### Objective
Take the lines of the data below from the very first through the line containing "i2d_20 = [0, 23, 100, 100, 100, 100]" and output them exactly, pictures excluded.

-.-.-

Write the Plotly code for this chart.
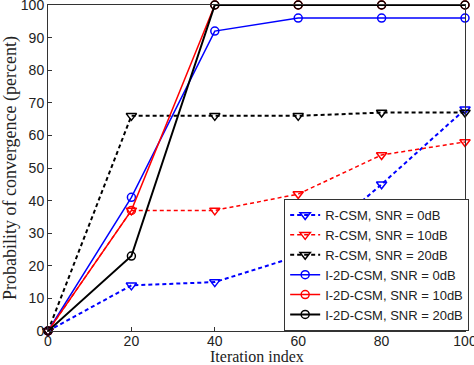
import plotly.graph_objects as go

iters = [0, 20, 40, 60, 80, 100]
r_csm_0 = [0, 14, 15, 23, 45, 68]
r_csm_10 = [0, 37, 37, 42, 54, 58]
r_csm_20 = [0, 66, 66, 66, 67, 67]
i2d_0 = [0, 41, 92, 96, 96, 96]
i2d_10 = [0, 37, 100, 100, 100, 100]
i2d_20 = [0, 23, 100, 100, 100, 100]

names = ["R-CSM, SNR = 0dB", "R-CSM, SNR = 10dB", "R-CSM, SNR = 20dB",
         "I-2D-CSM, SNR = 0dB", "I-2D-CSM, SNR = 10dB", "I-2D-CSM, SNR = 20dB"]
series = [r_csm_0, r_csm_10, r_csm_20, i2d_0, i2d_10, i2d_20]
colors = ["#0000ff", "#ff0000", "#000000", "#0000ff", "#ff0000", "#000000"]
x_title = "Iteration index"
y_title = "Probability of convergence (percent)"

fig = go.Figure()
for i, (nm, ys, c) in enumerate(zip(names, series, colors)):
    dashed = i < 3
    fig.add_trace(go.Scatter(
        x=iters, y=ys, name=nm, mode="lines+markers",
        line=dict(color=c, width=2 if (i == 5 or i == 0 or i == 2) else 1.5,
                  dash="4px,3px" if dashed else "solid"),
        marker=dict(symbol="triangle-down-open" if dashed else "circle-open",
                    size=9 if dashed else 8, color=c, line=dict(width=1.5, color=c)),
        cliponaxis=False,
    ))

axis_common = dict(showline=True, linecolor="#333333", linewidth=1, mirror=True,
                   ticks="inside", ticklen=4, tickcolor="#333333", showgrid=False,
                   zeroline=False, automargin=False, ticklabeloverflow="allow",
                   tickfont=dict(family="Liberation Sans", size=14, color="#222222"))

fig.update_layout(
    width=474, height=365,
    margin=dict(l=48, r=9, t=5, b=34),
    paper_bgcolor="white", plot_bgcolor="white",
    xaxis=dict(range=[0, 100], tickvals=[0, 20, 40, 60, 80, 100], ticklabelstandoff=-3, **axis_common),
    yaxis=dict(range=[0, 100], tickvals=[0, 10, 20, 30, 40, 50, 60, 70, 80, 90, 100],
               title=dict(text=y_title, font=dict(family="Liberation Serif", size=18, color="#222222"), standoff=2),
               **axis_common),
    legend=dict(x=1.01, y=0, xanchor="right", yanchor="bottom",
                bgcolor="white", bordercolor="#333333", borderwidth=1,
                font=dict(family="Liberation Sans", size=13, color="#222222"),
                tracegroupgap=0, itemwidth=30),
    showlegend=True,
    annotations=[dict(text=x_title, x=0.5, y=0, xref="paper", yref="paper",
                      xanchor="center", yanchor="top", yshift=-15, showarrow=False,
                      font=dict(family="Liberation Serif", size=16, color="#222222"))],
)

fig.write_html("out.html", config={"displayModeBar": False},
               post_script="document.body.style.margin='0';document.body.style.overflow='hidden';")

-.-.-

### Finished task
Write the Plotly code for this chart.
import plotly.graph_objects as go

iters = [0, 20, 40, 60, 80, 100]
r_csm_0 = [0, 14, 15, 23, 45, 68]
r_csm_10 = [0, 37, 37, 42, 54, 58]
r_csm_20 = [0, 66, 66, 66, 67, 67]
i2d_0 = [0, 41, 92, 96, 96, 96]
i2d_10 = [0, 37, 100, 100, 100, 100]
i2d_20 = [0, 23, 100, 100, 100, 100]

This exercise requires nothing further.